O conceito de velocidade efetiva é interessante para fazer comparações entre os vários veículos. Mas é bom tomar cuidado, pois acaba distorcendo um pouco os resultados, dizendo que os ricos devem andar de carro e os pobres devem andar de bicicleta. Isso acontece não por causa de uma falha no conceito, mas sim porque muitos custos do transporte são “socializados”: produção de petróleo, estacionamento livre, tempo perdido em congestionamentos, gastos com acidentados, mitigação dos efeitos das mudanças climáticas, abertura de novas ruas etc.
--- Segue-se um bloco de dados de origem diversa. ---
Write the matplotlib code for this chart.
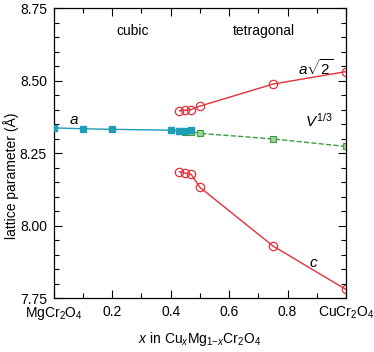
import matplotlib
matplotlib.use("Agg")
import matplotlib.pyplot as plt
from matplotlib.ticker import MultipleLocator

plt.rcParams['font.family'] = ['Liberation Sans', 'DejaVu Sans']
plt.rcParams['mathtext.fontset'] = 'custom'
plt.rcParams['mathtext.rm'] = 'Liberation Sans'
plt.rcParams['mathtext.it'] = 'Liberation Sans:italic'

# cubic phase
x_cubic = [0.0, 0.1, 0.2, 0.4, 0.43, 0.45, 0.47]
a_cubic = [8.337, 8.334, 8.332, 8.329, 8.327, 8.327, 8.328]

# tetragonal phase
x_tet = [0.43, 0.45, 0.47, 0.5, 0.75, 1.0]
a_sqrt2 = [8.396, 8.398, 8.400, 8.412, 8.488, 8.531]
c_tet = [8.186, 8.181, 8.177, 8.132, 7.930, 7.780]
v13 = [8.325, 8.324, 8.324, 8.318, 8.299, 8.273]

xtick_vals = [0.0, 0.2, 0.4, 0.6, 0.8, 1.0]
xtick_labels = ['MgCr$_2$O$_4$', '0.2', '0.4', '0.6', '0.8', 'CuCr$_2$O$_4$']
ytick_vals = [7.75, 8.00, 8.25, 8.50, 8.75]

red = '#e0313b'
green = '#3d9c3d'
cyan = '#1d9db8'

fig = plt.figure(figsize=(3.74, 3.52), dpi=100)
ax = fig.add_axes([0.144, 0.153, 0.781, 0.824])

ax.plot(x_tet, v13, ls='--', color=green, lw=1, marker='s', ms=4.5,
        mfc='#9fd09f', mec=green, mew=0.8, zorder=2)
ax.plot(x_cubic, a_cubic, ls='-', color=cyan, lw=1, marker='s', ms=4.5,
        mfc=cyan, mec=cyan, zorder=3)
ax.plot(x_tet, a_sqrt2, ls='-', color=red, lw=1, marker='o', ms=6,
        mfc='none', mec=red, mew=0.9, zorder=2)
ax.plot(x_tet, c_tet, ls='-', color=red, lw=1, marker='o', ms=6,
        mfc='none', mec=red, mew=0.9, zorder=2)

ax.set_xlim(0, 1)
ax.set_ylim(7.75, 8.75)
ax.set_xticks(xtick_vals)
ax.set_xticklabels(xtick_labels)
ax.set_yticks(ytick_vals)
ax.set_yticklabels(['%.2f' % v for v in ytick_vals])
ax.xaxis.set_minor_locator(MultipleLocator(0.1))
ax.yaxis.set_minor_locator(MultipleLocator(0.05))
ax.tick_params(which='both', direction='in', top=True, right=True, labelsize=10, width=0.8)
ax.tick_params(which='major', length=6, pad=5)
ax.tick_params(which='minor', length=3.5)
for s in ax.spines.values():
    s.set_linewidth(0.9)

ax.text(0.27, 8.67, 'cubic', ha='center', va='center', fontsize=10)
ax.text(0.72, 8.67, 'tetragonal', ha='center', va='center', fontsize=10)
ax.text(0.07, 8.365, '$a$', ha='center', va='center', fontsize=11)
ax.text(0.895, 8.545, r'$a\sqrt{2}$', ha='center', va='center', fontsize=11)
ax.text(0.905, 8.36, '$V^{1/3}$', ha='center', va='center', fontsize=11)
ax.text(0.89, 7.87, '$c$', ha='center', va='center', fontsize=11)

ax.set_xlabel('$x$ in Cu$_x$Mg$_{1\\mathrm{-}x}$Cr$_2$O$_4$', fontsize=10, labelpad=6)
fig.text(11 / 374, 0.5, 'lattice parameter (Å)', rotation=90, ha='center', va='center', fontsize=10)

fig.savefig('out.png', dpi=100)
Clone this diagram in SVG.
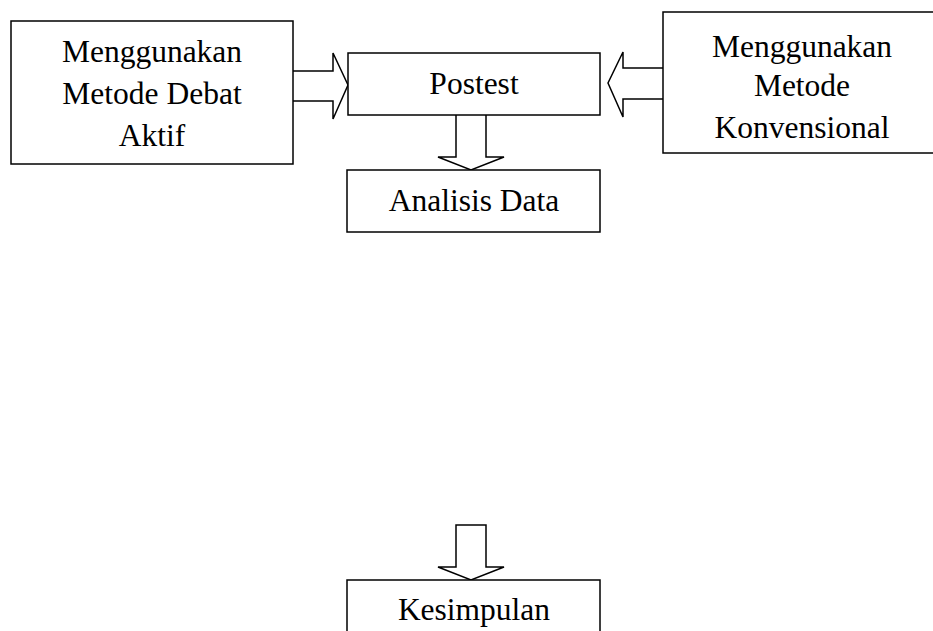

Se os motoristas dos automóveis tivessem que pagar pelo que usam, esse veículo ficaria muito menos atrativo. Agora, que governante tem a coragem de colocar pedágios em todas as estradas para que apenas os seus usuários as paguem? Que governante tem a coragem de criar uma taxa para cobrir custos com os efeitos da poluição e dos congestionamentos? Nenhum. Isso porque esses carinhas não têm compromisso com a qualidade de vida das pessoas. Eles têm apenas interesse em se manterem no poder. Quando a qualidade de vida nas cidades influencia o seu projeto de poder, então eles até lidam com isso. Agora, quando os eleitores não dão bola para a qualidade de vida, então os governantes deixam o problema quieto.
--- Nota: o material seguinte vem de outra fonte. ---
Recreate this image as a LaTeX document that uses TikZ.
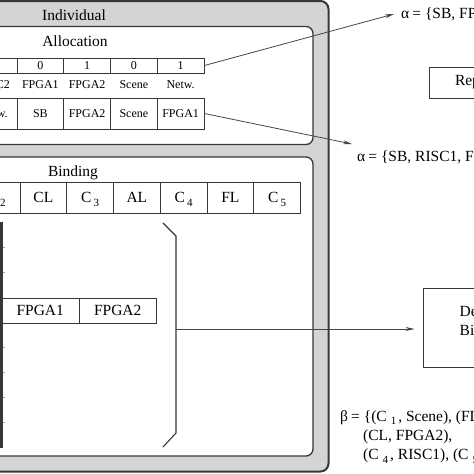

Qual é o nosso papel, então, como cidadãos? Nosso papel é dizer nas urnas e nos blogs que não aguentamos mais viver em cidades cheias de carros. Carros que impedem a nossa mobilidade, carros que nos atropelam, carros que nos derrubam das motos e bicicletas, carros que emporcalham tudo, carros que gastam uma parte considerável dos nossos impostos, carros que enfeiam a cidade, e carros que são uma afronta à inteligência de qualquer engenheiro – pois é ridículo uma montadora oferecer um veículo que, embora custe muitos meses de salário, consegue desenvolver apenas 20 km/h em nossas cidades e um veículo que consome 100 vezes mais energia do que deveria. Patético. Patético e irritante. Patético, irritante e criminoso!
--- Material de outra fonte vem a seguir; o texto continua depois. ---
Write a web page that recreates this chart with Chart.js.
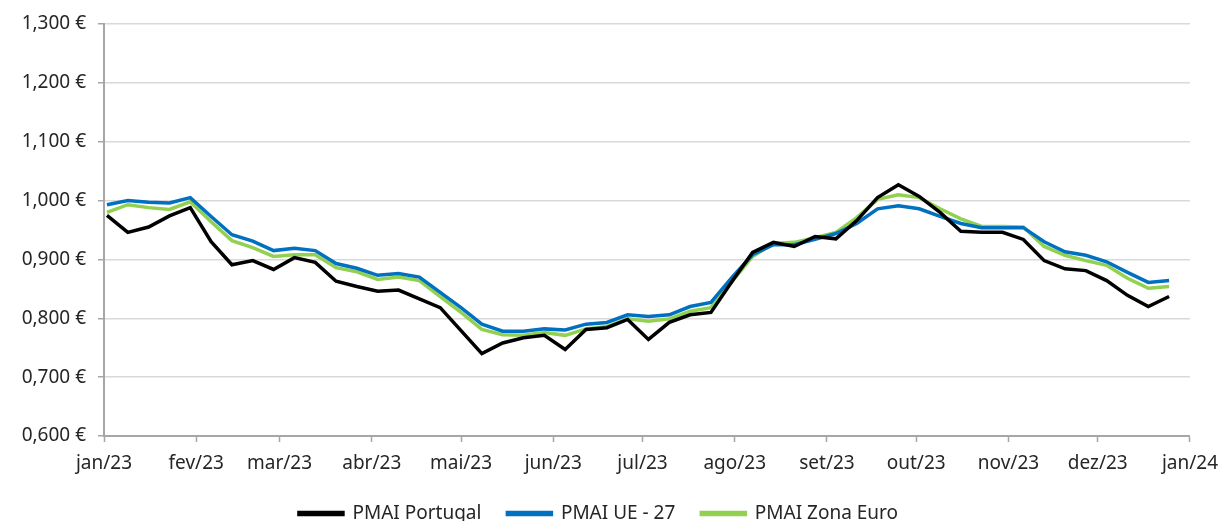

Reference: City Cycling (Ed.: Pucher e Buehler, 2012). Contents: 1 Introduction: Cycling for Sustainable Transport; 2 International Overview: Cycling Trends in Western Europe, North America, and Australia; 3 Health Benefits of Cycling; 4 Effective Speed: Cycling Because It’s “Faster”; 5 Developments in Bicycle Equipment and Its Role in Promoting Cycling as a Travel Mode; 6 Bicycling Infrastructure for Mass Cycling: A Transatlantic Comparison; 7 Cycling Safety; 8 Integration of Cycling with Public Transportation; 9 Bikesharing across the Globe; 10 Women and Cycling; 11 Children and Cycling; 12 Cycling in Small Cities; 13 Big City Cycling in Europe, North America, and Australia; 14 Cycling in Megacities: London, Paris, New York, and Tokyo; 15 Promoting Cycling for Daily Travel: Conclusions and Lessons from across the Globe.